-- Start Entries shown --
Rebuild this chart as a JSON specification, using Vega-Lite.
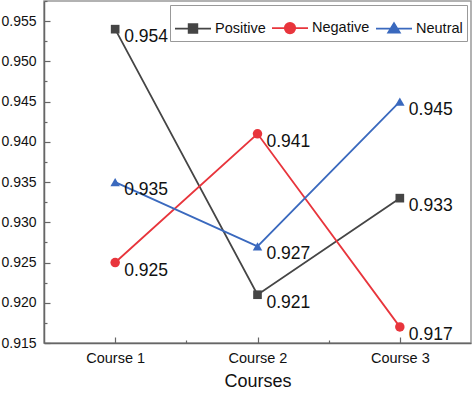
{
  "$schema": "https://vega.github.io/schema/vega-lite/v6.json",
  "autosize": "none",
  "width": 427,
  "height": 342,
  "padding": {"left": 44, "top": 1, "right": 3, "bottom": 52},
  "background": "white",
  "data": {
    "values": [
      {"course": 1, "sentiment": "Positive", "value": 0.954},
      {"course": 2, "sentiment": "Positive", "value": 0.921},
      {"course": 3, "sentiment": "Positive", "value": 0.933},
      {"course": 1, "sentiment": "Negative", "value": 0.925},
      {"course": 2, "sentiment": "Negative", "value": 0.941},
      {"course": 3, "sentiment": "Negative", "value": 0.917},
      {"course": 1, "sentiment": "Neutral", "value": 0.935},
      {"course": 2, "sentiment": "Neutral", "value": 0.927},
      {"course": 3, "sentiment": "Neutral", "value": 0.945}
    ]
  },
  "layer": [
    {
      "mark": {"type": "line", "strokeWidth": 1.8},
      "encoding": {
        "x": {
          "field": "course", "type": "quantitative",
          "scale": {"domain": [0.5, 3.5], "nice": false, "zero": false},
          "axis": {"orient": "bottom", "values": [1, 2, 3], "labelExpr": "'Course ' + datum.value", "tickSize": -6, "labelPadding": 14, "labelFontSize": 14.5, "title": "Courses", "titleFontSize": 18, "titleFontWeight": "normal", "titleColor": "#111", "titlePadding": 8}
        },
        "y": {
          "field": "value", "type": "quantitative",
          "scale": {"domain": [0.915, 0.9575], "nice": false, "zero": false},
          "axis": {"orient": "left", "values": [0.915, 0.92, 0.925, 0.93, 0.935, 0.94, 0.945, 0.95, 0.955], "format": ".3f", "tickSize": -6, "labelPadding": 14, "title": null}
        },
        "color": {
          "field": "sentiment", "type": "nominal",
          "scale": {"domain": ["Positive", "Negative", "Neutral"], "range": ["#454545", "#e8353c", "#3a69be"]},
          "legend": {
            "title": null,
            "orient": "top-right",
            "direction": "horizontal",
            "offset": 4,
            "strokeColor": "#999",
            "padding": 4,
            "fillColor": "white",
            "labelFontSize": 14.5,
            "labelColor": "#111",
            "labelOffset": 3,
            "columnPadding": 2,
            "symbolSize": 1296,
            "symbolStrokeWidth": 1.8,
            "encode": {
              "symbols": {
                "update": {
                  "shape": {"signal": "datum.value === 'Positive' ? 'M-1,0H1M-0.24,-0.24H0.24V0.24H-0.24Z' : datum.value === 'Negative' ? 'M-1,0H1M-0.29,0A0.29,0.29,0,1,0,0.29,0A0.29,0.29,0,1,0,-0.29,0Z' : 'M-1,0H1M0,-0.3L0.32,0.22H-0.32Z'"},
                  "stroke": {"scale": "color", "field": "value"},
                  "fill": {"scale": "color", "field": "value"},
                  "strokeWidth": {"value": 1.8},
                  "opacity": {"value": 1}
                }
              }
            }
          }
        }
      }
    },
    {
      "transform": [{"filter": "datum.sentiment === 'Positive'"}],
      "mark": {"type": "point", "filled": true, "size": 75, "opacity": 1, "shape": "square"},
      "encoding": {
        "x": {"field": "course", "type": "quantitative", "axis": null},
        "y": {"field": "value", "type": "quantitative", "axis": null},
        "color": {"field": "sentiment", "type": "nominal"}
      }
    },
    {
      "transform": [{"filter": "datum.sentiment === 'Negative'"}],
      "mark": {"type": "point", "filled": true, "size": 90, "opacity": 1, "shape": "circle"},
      "encoding": {
        "x": {"field": "course", "type": "quantitative", "axis": null},
        "y": {"field": "value", "type": "quantitative", "axis": null},
        "color": {"field": "sentiment", "type": "nominal"}
      }
    },
    {
      "transform": [{"filter": "datum.sentiment === 'Neutral'"}],
      "mark": {"type": "point", "filled": true, "size": 90, "opacity": 1, "shape": "triangle-up"},
      "encoding": {
        "x": {"field": "course", "type": "quantitative", "axis": null},
        "y": {"field": "value", "type": "quantitative", "axis": null},
        "color": {"field": "sentiment", "type": "nominal"}
      }
    },
    {
      "mark": {"type": "text", "align": "left", "baseline": "middle", "dx": 9, "dy": 8, "fontSize": 17.5, "color": "#111"},
      "encoding": {
        "x": {"field": "course", "type": "quantitative", "axis": null},
        "y": {"field": "value", "type": "quantitative", "axis": null},
        "text": {"field": "value", "type": "quantitative", "format": ".3f"}
      }
    },
    {
      "mark": {"type": "point", "opacity": 0},
      "encoding": {
        "x": {
          "field": "course", "type": "quantitative",
          "axis": {"orient": "bottom", "values": [1.5, 2.5], "labels": false, "domain": false, "tickSize": -3, "title": null}
        },
        "y": {
          "field": "value", "type": "quantitative",
          "axis": {"orient": "left", "values": [0.9175, 0.9225, 0.9275, 0.9325, 0.9375, 0.9425, 0.9475, 0.9525, 0.9575], "labels": false, "domain": false, "tickSize": -3, "title": null}
        }
      }
    }
  ],
  "resolve": {"axis": {"x": "independent", "y": "independent"}},
  "config": {
    "font": "Liberation Sans",
    "view": {"stroke": "#999", "strokeWidth": 1.5},
    "axis": {"domainColor": "#666", "domainWidth": 1.5, "tickColor": "#666", "tickWidth": 1.2, "labelColor": "#111", "labelFontSize": 14, "grid": false}
  }
}
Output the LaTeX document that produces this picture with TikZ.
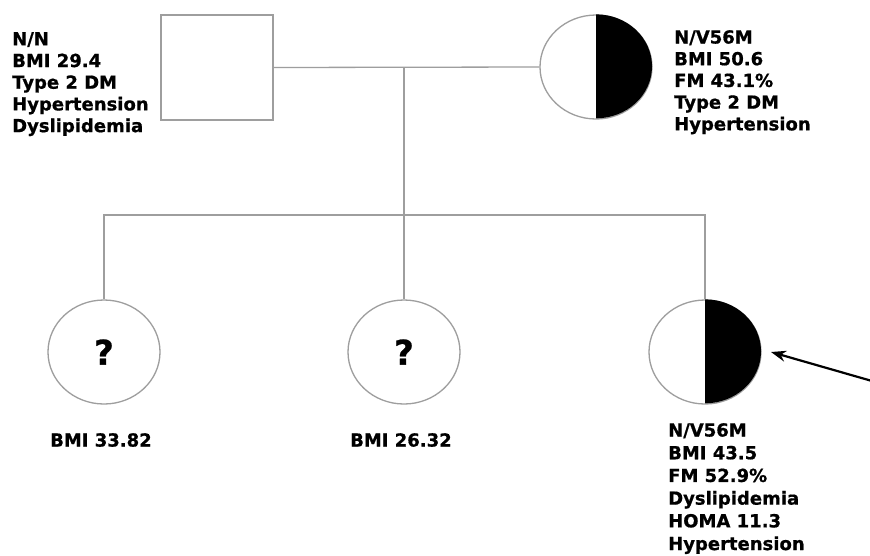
\documentclass[tikz,border=0pt]{standalone}
\usepackage{fontspec}
\setmainfont{DejaVu Sans}
\newfontfamily\heavyfont[FakeBold=0.8]{DejaVu Sans Bold}
\usetikzlibrary{shapes.geometric,arrows.meta}
\definecolor{pedline}{gray}{0.62}
\tikzset{
  person/.style={draw=pedline, line width=1.3pt, fill=white, inner sep=0pt},
  male/.style={person, rectangle, minimum width=112pt, minimum height=105pt},
  female/.style={person, ellipse, minimum width=112pt, minimum height=104pt},
  link/.style={draw=pedline, line width=1.3pt},
  lbl/.style={anchor=north west, inner sep=0pt, align=left, font=\heavyfont\fontsize{18}{21.7}\selectfont},
  lblwide/.style={lbl, font=\heavyfont\fontsize{18}{22.7}\selectfont},
  qmark/.style={inner sep=0pt, font=\heavyfont\fontsize{34}{34}\selectfont}
}
\begin{document}
\begin{tikzpicture}[x=1pt,y=-1pt]
\useasboundingbox (0,0) rectangle (870,555);
\fill[white] (0,0) rectangle (870,555);
% parents
\node[male] (father) at (217,67.5) {};
\node[female] (mother) at (596,67) {};
\fill[black] (mother.north) arc[start angle=90, end angle=-90, x radius=56pt, y radius=52pt] -- cycle;
% children
\node[female] (c1) at (104,352) {};
\node[female] (c2) at (404,352) {};
\node[female] (c3) at (705,352) {};
\fill[black] (c3.north) arc[start angle=90, end angle=-90, x radius=56pt, y radius=52pt] -- cycle;
\node[qmark] (q1) at (c1.center) {?};
\node[qmark] (q2) at (c2.center) {?};
% connectors
\coordinate (mid) at (404,67);
\coordinate (sib) at (404,215);
\draw[link] (father.east) -- (mother.west);
\draw[link] (mid) -- (sib);
\draw[link] (c1.north) |- (c3.north |- sib) -- (c3.north);
\draw[link] (sib) -- (c2.north);
% arrow
\coordinate (atail) at (872,381);
\coordinate (atip) at (771,352);
\draw[line width=2.2pt, -{Stealth[length=15pt,width=11pt]}] (atail) -- (atip);
% labels
\node[lbl] (ftxt) at (12,32) {N/N\\BMI 29.4\\Type 2 DM\\Hypertension\\Dyslipidemia};
\node[lbl] (mtxt) at (674,30) {N/V56M\\BMI 50.6\\FM 43.1\%\\Type 2 DM\\Hypertension};
\node[lbl] (c1txt) at (50,433) {BMI 33.82};
\node[lbl] (c2txt) at (350,433) {BMI 26.32};
\node[lblwide] (c3txt) at (668,423) {N/V56M\\BMI 43.5\\FM 52.9\%\\Dyslipidemia\\HOMA 11.3\\Hypertension};
\end{tikzpicture}
\end{document}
-- End Entries shown --
» Task to complete: Report only how many lines of the listing hold the word "this".

» Written answer: 2